_Exercise requirements_. Reproduce the listing below from the line with "Reproduce this diagram with TikZ." to the line with "(subtitle) at (322,103)", both lines included, character for character, minus any pictures.

/---

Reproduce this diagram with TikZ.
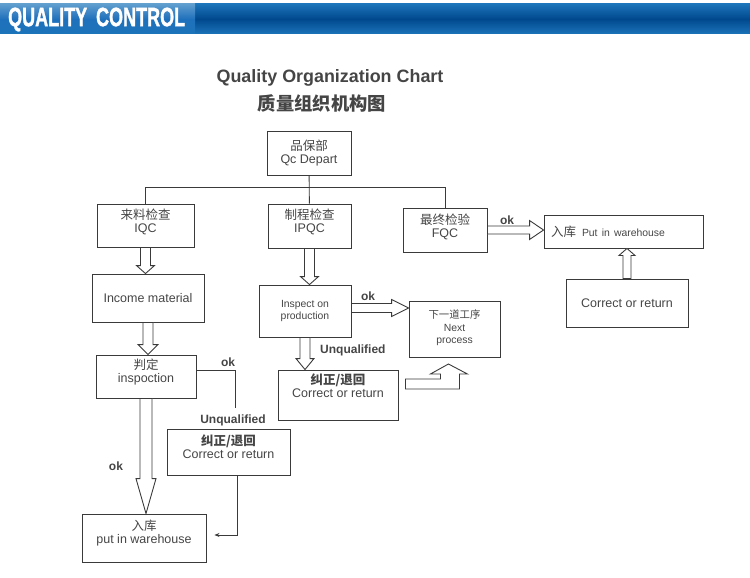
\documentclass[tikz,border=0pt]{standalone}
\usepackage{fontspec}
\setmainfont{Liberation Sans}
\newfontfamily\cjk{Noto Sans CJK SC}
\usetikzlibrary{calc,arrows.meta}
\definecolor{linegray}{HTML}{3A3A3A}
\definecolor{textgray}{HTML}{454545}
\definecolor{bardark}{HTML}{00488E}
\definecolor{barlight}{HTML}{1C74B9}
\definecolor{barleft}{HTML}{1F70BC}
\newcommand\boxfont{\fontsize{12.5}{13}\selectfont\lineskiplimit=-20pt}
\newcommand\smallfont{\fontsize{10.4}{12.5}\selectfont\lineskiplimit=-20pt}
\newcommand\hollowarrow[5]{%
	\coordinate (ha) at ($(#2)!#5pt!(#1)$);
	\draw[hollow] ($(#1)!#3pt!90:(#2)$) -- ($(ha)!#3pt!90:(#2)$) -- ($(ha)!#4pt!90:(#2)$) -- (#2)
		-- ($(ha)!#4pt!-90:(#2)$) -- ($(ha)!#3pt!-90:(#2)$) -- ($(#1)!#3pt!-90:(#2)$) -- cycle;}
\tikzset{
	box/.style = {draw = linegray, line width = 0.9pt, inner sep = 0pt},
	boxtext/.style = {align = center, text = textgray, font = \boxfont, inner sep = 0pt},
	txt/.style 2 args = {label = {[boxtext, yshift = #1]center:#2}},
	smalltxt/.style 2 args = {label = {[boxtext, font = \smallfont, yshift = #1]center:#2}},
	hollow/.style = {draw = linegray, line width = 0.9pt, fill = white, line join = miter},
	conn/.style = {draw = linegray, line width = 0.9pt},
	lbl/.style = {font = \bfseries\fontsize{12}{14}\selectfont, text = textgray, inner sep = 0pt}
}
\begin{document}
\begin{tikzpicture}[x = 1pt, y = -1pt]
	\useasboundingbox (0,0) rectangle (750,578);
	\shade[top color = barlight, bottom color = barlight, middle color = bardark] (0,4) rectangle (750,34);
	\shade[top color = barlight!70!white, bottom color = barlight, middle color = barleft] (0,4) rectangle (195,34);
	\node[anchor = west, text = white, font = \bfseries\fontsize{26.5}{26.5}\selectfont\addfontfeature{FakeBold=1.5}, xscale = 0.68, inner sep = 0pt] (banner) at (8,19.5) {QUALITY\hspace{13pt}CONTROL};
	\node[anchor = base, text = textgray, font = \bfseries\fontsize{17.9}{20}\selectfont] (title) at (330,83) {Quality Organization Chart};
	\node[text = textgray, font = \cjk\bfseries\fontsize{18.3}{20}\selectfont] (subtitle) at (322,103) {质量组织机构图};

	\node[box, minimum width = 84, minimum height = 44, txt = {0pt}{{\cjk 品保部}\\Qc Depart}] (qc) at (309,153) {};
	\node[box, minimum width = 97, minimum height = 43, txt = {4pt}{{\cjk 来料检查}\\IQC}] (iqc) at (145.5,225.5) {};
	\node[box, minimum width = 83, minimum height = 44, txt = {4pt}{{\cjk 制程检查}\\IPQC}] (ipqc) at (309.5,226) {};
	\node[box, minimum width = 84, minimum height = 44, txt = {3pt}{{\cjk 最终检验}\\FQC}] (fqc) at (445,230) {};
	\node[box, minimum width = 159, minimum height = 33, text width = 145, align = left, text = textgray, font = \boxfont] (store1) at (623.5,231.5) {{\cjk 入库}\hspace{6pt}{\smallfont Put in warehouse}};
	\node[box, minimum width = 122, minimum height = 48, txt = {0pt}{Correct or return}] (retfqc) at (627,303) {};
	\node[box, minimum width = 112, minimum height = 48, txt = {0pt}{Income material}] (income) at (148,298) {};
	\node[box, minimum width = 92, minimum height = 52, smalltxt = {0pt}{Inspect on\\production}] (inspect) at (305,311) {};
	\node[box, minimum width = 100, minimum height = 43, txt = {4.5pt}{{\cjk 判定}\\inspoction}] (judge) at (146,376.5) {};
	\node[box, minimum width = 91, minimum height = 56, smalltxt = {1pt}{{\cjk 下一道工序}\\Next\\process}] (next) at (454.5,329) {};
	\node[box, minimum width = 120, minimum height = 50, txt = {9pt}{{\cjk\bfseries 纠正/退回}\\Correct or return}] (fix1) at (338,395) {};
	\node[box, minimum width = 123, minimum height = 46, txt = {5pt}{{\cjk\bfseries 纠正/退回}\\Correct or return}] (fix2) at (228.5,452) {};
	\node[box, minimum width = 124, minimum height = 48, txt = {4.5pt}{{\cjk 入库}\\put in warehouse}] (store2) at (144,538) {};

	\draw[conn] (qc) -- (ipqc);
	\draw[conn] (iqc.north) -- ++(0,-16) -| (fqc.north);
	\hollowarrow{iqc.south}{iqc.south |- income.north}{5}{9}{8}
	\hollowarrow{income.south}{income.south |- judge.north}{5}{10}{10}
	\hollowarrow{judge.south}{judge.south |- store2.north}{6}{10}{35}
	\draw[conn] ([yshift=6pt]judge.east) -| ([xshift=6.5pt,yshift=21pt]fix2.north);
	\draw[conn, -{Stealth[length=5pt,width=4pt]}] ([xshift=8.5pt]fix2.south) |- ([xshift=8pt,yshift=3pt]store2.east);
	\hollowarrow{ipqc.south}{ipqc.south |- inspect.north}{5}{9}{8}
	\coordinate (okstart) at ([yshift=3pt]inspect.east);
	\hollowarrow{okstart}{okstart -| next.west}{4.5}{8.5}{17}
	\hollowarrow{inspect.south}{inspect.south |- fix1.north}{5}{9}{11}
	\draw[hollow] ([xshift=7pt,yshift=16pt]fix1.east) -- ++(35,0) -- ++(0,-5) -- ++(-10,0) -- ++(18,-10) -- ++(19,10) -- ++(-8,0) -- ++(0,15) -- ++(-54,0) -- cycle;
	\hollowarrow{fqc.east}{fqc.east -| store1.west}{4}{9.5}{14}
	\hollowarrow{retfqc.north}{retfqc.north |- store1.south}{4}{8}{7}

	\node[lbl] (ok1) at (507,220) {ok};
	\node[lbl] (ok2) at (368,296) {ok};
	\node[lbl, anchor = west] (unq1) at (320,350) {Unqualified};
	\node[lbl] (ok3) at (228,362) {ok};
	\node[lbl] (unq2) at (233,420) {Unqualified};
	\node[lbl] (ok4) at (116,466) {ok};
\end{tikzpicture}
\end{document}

\---
/---

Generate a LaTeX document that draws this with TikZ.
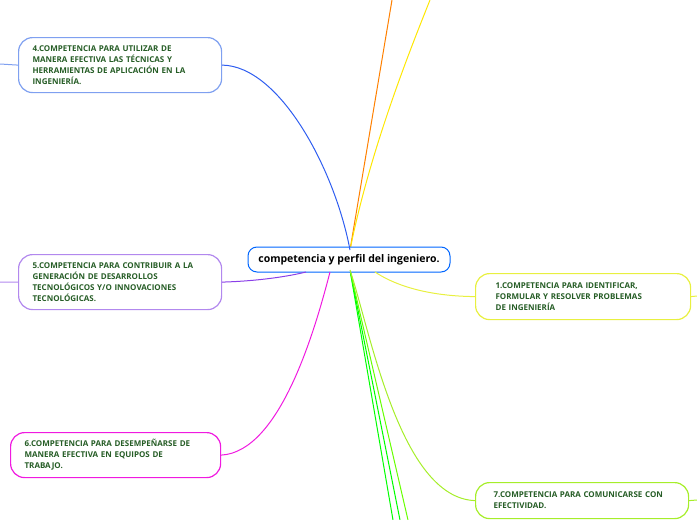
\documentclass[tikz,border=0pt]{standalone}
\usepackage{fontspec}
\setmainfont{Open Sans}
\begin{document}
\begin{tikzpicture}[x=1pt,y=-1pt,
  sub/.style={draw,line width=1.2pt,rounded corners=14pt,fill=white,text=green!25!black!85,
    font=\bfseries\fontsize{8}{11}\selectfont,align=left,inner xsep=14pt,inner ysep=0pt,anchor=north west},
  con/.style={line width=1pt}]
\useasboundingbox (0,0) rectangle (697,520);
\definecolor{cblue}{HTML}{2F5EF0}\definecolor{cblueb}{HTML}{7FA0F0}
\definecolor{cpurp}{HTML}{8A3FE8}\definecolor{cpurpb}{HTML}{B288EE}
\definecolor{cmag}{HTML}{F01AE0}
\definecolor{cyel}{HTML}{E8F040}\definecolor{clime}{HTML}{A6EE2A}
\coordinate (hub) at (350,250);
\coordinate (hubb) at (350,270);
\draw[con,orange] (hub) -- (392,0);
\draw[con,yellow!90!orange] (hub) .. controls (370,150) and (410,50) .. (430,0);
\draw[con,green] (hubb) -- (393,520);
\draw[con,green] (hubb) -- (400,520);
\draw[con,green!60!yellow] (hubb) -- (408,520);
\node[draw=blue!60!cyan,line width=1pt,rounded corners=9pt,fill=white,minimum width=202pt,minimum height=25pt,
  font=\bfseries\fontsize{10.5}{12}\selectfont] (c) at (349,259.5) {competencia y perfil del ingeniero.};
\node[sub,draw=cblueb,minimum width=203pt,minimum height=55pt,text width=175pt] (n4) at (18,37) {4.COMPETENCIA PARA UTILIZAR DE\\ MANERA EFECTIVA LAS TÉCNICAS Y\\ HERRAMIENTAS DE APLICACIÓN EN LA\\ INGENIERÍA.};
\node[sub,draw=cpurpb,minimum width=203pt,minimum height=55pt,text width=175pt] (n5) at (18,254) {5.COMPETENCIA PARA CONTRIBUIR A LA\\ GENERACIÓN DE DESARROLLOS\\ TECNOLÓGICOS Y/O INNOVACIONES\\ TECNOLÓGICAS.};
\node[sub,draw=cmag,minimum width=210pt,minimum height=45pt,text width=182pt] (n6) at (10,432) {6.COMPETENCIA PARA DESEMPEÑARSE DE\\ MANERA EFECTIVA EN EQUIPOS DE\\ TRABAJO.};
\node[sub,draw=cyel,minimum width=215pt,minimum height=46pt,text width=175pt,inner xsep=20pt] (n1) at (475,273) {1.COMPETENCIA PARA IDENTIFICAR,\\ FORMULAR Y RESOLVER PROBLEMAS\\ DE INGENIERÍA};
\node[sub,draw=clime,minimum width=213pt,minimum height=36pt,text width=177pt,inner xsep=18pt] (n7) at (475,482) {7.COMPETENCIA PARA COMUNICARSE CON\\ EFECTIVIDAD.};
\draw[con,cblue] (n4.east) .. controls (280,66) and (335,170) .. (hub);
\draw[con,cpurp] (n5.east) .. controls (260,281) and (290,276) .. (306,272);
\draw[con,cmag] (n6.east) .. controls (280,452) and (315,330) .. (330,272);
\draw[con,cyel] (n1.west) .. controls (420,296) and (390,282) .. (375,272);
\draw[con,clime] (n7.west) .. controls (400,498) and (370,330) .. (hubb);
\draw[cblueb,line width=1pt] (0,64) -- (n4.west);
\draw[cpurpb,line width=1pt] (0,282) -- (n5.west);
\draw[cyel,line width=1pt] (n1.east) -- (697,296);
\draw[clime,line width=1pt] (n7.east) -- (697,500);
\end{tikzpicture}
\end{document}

\---

_Exercise answer_.
Reproduce this diagram with TikZ.
\documentclass[tikz,border=0pt]{standalone}
\usepackage{fontspec}
\setmainfont{Liberation Sans}
\newfontfamily\cjk{Noto Sans CJK SC}
\usetikzlibrary{calc,arrows.meta}
\definecolor{linegray}{HTML}{3A3A3A}
\definecolor{textgray}{HTML}{454545}
\definecolor{bardark}{HTML}{00488E}
\definecolor{barlight}{HTML}{1C74B9}
\definecolor{barleft}{HTML}{1F70BC}
\newcommand\boxfont{\fontsize{12.5}{13}\selectfont\lineskiplimit=-20pt}
\newcommand\smallfont{\fontsize{10.4}{12.5}\selectfont\lineskiplimit=-20pt}
\newcommand\hollowarrow[5]{%
	\coordinate (ha) at ($(#2)!#5pt!(#1)$);
	\draw[hollow] ($(#1)!#3pt!90:(#2)$) -- ($(ha)!#3pt!90:(#2)$) -- ($(ha)!#4pt!90:(#2)$) -- (#2)
		-- ($(ha)!#4pt!-90:(#2)$) -- ($(ha)!#3pt!-90:(#2)$) -- ($(#1)!#3pt!-90:(#2)$) -- cycle;}
\tikzset{
	box/.style = {draw = linegray, line width = 0.9pt, inner sep = 0pt},
	boxtext/.style = {align = center, text = textgray, font = \boxfont, inner sep = 0pt},
	txt/.style 2 args = {label = {[boxtext, yshift = #1]center:#2}},
	smalltxt/.style 2 args = {label = {[boxtext, font = \smallfont, yshift = #1]center:#2}},
	hollow/.style = {draw = linegray, line width = 0.9pt, fill = white, line join = miter},
	conn/.style = {draw = linegray, line width = 0.9pt},
	lbl/.style = {font = \bfseries\fontsize{12}{14}\selectfont, text = textgray, inner sep = 0pt}
}
\begin{document}
\begin{tikzpicture}[x = 1pt, y = -1pt]
	\useasboundingbox (0,0) rectangle (750,578);
	\shade[top color = barlight, bottom color = barlight, middle color = bardark] (0,4) rectangle (750,34);
	\shade[top color = barlight!70!white, bottom color = barlight, middle color = barleft] (0,4) rectangle (195,34);
	\node[anchor = west, text = white, font = \bfseries\fontsize{26.5}{26.5}\selectfont\addfontfeature{FakeBold=1.5}, xscale = 0.68, inner sep = 0pt] (banner) at (8,19.5) {QUALITY\hspace{13pt}CONTROL};
	\node[anchor = base, text = textgray, font = \bfseries\fontsize{17.9}{20}\selectfont] (title) at (330,83) {Quality Organization Chart};
	\node[text = textgray, font = \cjk\bfseries\fontsize{18.3}{20}\selectfont] (subtitle) at (322,103) {质量组织机构图};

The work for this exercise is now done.